There are several examples of successful carbon capture technology projects around the world, including the Petra Nova project in Texas, which captures CO2 from a coal-fired power plant, and the Gorgon project, which captures up to 3.4 million tons of CO2 from a natural gas facility in Western Australia per year.
What are the benefits and drawbacks?
The benefits of CCUS include the potential to reduce greenhouse gas emissions, mitigate climate change and extend the use of fossil fuels while transitioning to renewable energy sources.
However, there are potential environmental risks associated with storing CO2 underground, such as the possibility of leakage or accidental release, and the cost of maintaining storage sites can be high.
There are also concerns that investing in carbon capture technology may slow the transition to renewable energy sources by providing a false sense of security that emissions can be controlled without a more comprehensive shift to alternative energy sources.
Indeed, Sunak's announcement of further CCUS sites coincided with a pledge to upcoming North Sea oil and gas licencing rounds; environmental protesters, including Greta Thunberg, are already insisting that permission should not be given to develop the Rosebank oil and gas field to the west of Shetland.
Will it work?
Sunak has insisted that having new licensing rounds was “absolutely the right thing to do”, and told BBC Radio Scotland’s Good Morning Scotland programme: “Even when we reach net zero in 2050 a quarter of our energy needs will still come from oil and gas, and domestic has production has about a quarter of a third of the carbon footprint of imported gas."
But Jamie Livingstone, the head of Oxfam Scotland said backing new licensing rounds was a “short-sighted and selfish decision by the UK Government” which “flies in the face of climate science and common sense”.
Livingstone said: “If these fields come on stream in the future, they will deal another devastating blow to the millions of people in low-income countries whose lives and homes are already being destroyed by a crisis they did least to cause."
Mike Childs, the head of policy at environmental charity Friends of the Earth, said: “Climate change is already battering the planet with unprecedented wildfires and heatwaves across the globe. Granting hundreds of new oil and gas licences will simply pour more fuel on the flames.
He added: “Talking up carbon capture and storage (CCS) is an obvious attempt to put a green gloss on the Prime Minister’s announcement.
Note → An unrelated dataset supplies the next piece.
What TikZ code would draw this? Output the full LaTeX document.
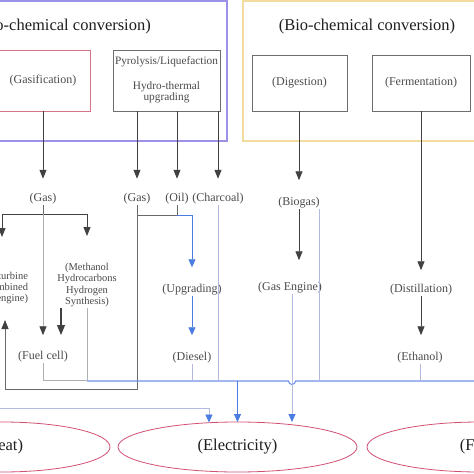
\documentclass[tikz,border=0pt]{standalone}
\usepackage{fontspec}
\setmainfont{Liberation Serif}
\usetikzlibrary{arrows.meta,shapes.geometric}
\definecolor{dk}{RGB}{65,65,65}
\definecolor{mdg}{RGB}{105,105,105}
\definecolor{lg}{RGB}{175,175,175}
\definecolor{bl}{RGB}{75,125,225}
\definecolor{busc}{RGB}{110,145,230}
\definecolor{lav}{RGB}{180,185,228}
\definecolor{thc}{RGB}{155,145,232}
\definecolor{bic}{RGB}{244,220,160}
\definecolor{gfc}{RGB}{215,115,135}
\definecolor{boxg}{RGB}{110,110,110}
\definecolor{ellc}{RGB}{210,80,115}
\definecolor{txt}{RGB}{75,75,75}
\definecolor{ttl}{RGB}{30,30,30}
\begin{document}
\begin{tikzpicture}[x=1pt,y=-1pt,
  lbl/.style={font=\fontsize{12}{13}\selectfont, text=txt, inner sep=1pt, outer sep=0pt, text height=8pt, text depth=2.5pt},
  mlbl/.style={font=\fontsize{10.5}{11.3}\selectfont, text=txt, inner sep=1pt, outer sep=0pt},
  ttlf/.style={font=\fontsize{16.5}{18}\selectfont, text=ttl, inner sep=0pt},
  boxn/.style={draw=boxg, line width=0.8pt, inner sep=0pt, outer sep=0pt, font=\fontsize{12}{13}\selectfont, text=txt},
  ell/.style={ellipse, draw=ellc, line width=0.8pt, inner sep=0pt, outer sep=0pt, minimum height=50pt, font=\fontsize{16.5}{18}\selectfont, text=ttl},
  tipd/.style={-{Triangle[width=7pt,length=9pt,color=dk]}},
  tipb/.style={-{Triangle[width=7pt,length=8pt,color=bl]}},
  darr/.style={draw=dk, line width=0.9pt, tipd},
  barr/.style={draw=bl, line width=0.9pt, tipb},
  gline/.style={draw=lg, line width=0.8pt},
  lline/.style={draw=lav, line width=0.9pt},
  mline/.style={draw=mdg, line width=0.9pt}
]
\useasboundingbox (0,0) rectangle (474,474);
\fill[white] (0,0) rectangle (474,474);

% containers
\draw[draw=thc, line width=1.1pt] (-20,1) rectangle (227,141);
\draw[draw=bic, line width=1.1pt] (243,1) rectangle (490,141);
\node[ttlf, anchor=east] (thtitle) at (151,27) {(Thermo-chemical conversion)};
\node[ttlf] (bititle) at (367,27) {(Bio-chemical conversion)};

% process boxes
\node[boxn, draw=gfc, minimum width=94pt, minimum height=61pt] (gasif) at (43,80.5) {(Gasification)};
\node[boxn, minimum width=107pt, minimum height=61pt] (pyr) at (166.5,80.5) {};
\node[font=\fontsize{11.3}{12}\selectfont, text=txt, inner sep=0pt] (pyrt) at (166.5,62) {Pyrolysis/Liquefaction};
\node[font=\fontsize{11.3}{10}\selectfont, text=txt, inner sep=0pt, align=center] (hydro) at (166.5,92) {Hydro-thermal\\upgrading};
\node[boxn, minimum width=95pt, minimum height=56pt] (dig) at (299.5,83) {(Digestion)};
\node[boxn, minimum width=98pt, minimum height=56pt] (ferm) at (421,83) {(Fermentation)};

% labels
\node[lbl] (gas1) at (43,199) {(Gas)};
\node[lbl] (gas2) at (137,199) {(Gas)};
\node[lbl] (oil) at (177,199) {(Oil)};
\node[lbl] (char) at (218,199) {(Charcoal)};
\node[lbl] (biogas) at (299,203) {(Biogas)};
\node[lbl] (upg) at (192,290) {(Upgrading)};
\node[lbl] (gaseng) at (290,288) {(Gas Engine)};
\node[lbl] (dist) at (421,290) {(Distillation)};
\node[lbl] (fuelcell) at (43,357) {(Fuel cell)};
\node[lbl] (diesel) at (192,358) {(Diesel)};
\node[lbl] (ethanol) at (420,358) {(Ethanol)};
\node[mlbl, align=center] (meth) at (87,285) {(Methanol\\Hydrocarbons\\Hydrogen\\Synthesis)};
\node[mlbl, align=right, anchor=east] (gturb) at (29,288) {(Gas turbine\\Combined\\engine)};

% products
\node[ell, minimum width=216pt] (heat) at (2,447) {(Heat)};
\node[ell, minimum width=239pt] (elec) at (237.5,447) {(Electricity)};
\node[ell, minimum width=226pt] (fuel) at (480,447) {(Fuel)};

% coordinates
\coordinate (gsplit) at (43,214);
\coordinate (gtin) at (2,237);
\coordinate (methin) at (87,236);
\coordinate (s1) at (61,308);
\coordinate (s1tip) at (61,335);
\coordinate (loopbot) at (5,389);
\coordinate (gtup) at (5,320);
\coordinate (oilj) at (177,215);
\coordinate (busa) at (43,380);
\coordinate (busb) at (87,381);
\coordinate (hop) at (292,381);
\coordinate (busR) at (476,381);
\coordinate (hl) at (-2,408);
\coordinate (hlc) at (209,408);
\coordinate (hlt) at (209,422.5);
\coordinate (geT) at (292,422);

% connectors from boxes
\draw[darr] (gasif.south) -- ([yshift=14pt]gas1.north);
\draw[darr] (pyr.south -| gas2) -- ([yshift=14pt]gas2.north);
\draw[darr] (pyr.south -| oil) -- ([yshift=14pt]oil.north);
\draw[darr] (pyr.south -| char) -- ([yshift=14pt]char.north);
\draw[darr] (dig.south -| biogas) -- ([yshift=16.5pt]biogas.north);
\draw[darr] (ferm.south) -- ([yshift=13.5pt]dist.north);
\draw[darr] (biogas.south) -- ([yshift=21.5pt]gaseng.north -| biogas);
\draw[darr] (dist.south) -- ([yshift=16.5pt]ethanol.north -| dist);

% gas branch
\draw[mline] (gas1.south) -- (gsplit);
\draw[darr] (gsplit) -| (gtin);
\draw[darr] (gsplit) -| (methin);
\draw[gline, tipd] (gsplit) -- ([yshift=15.5pt]fuelcell.north);
\draw[darr, line width=1.1pt, -{Triangle[width=8pt,length=10pt,color=dk]}] (s1) -- (s1tip);
\draw[mline, tipd] (gas2.south) |- (loopbot) -- (gtup);

% oil branch
\draw[mline] (oil.south) -- (oilj) -- (oilj -| gas2);
\draw[barr] (oilj) -| ([yshift=16.5pt]upg.north);
\draw[barr] (upg.south) -- ([yshift=16.5pt]diesel.north);

% collector bus
\draw[gline] (fuelcell.south) -- (busa) -- (busa -| meth);
\draw[gline] (meth.south) -- (busa -| meth);
\draw[busc, line width=1.1pt] (busb) -- ([xshift=-3.5pt]hop) arc[start angle=180, end angle=360, radius=3.5pt] -- (busR);
\draw[lline] (diesel.south) -- (diesel.south |- busb);
\draw[lline] (char.south) -- (char.south |- busb);
\draw[lline] ([xshift=-1.5pt]biogas.south east) -- ([xshift=-1.5pt]biogas.south east |- busb);
\draw[lline] (ethanol.south) -- (ethanol.south |- busb);

% to products
\draw[barr] (elec.north |- busb) -- (elec.north);
\draw[lline, line width=0.9pt, tipb] ([xshift=2pt]gaseng.south) -- (geT);
\draw[lline, tipb] (hl) -- (hlc) -- (hlt);
\end{tikzpicture}
\end{document}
“Even if it ever worked, which is unlikely in the near term, CCS won’t capture all the climate pollution caused by burning fossil fuels or address the significant emissions that are created when gas and oil is extracted.”
Where will the carbon capture sites be?
The first UK locations for storing captured carbon were revealed by the government earlier this year as part of its Powering Up Britain strategy, and included three Teesside locations that would capture CO2 and store it beneath the North Sea.
Now, as part of the government's pledge to provide up to £20 billion in funding for the early deployment of CCUS, the Acorn project in Scotland's north-eastern region and the Viking project in the Humber are now receiving support.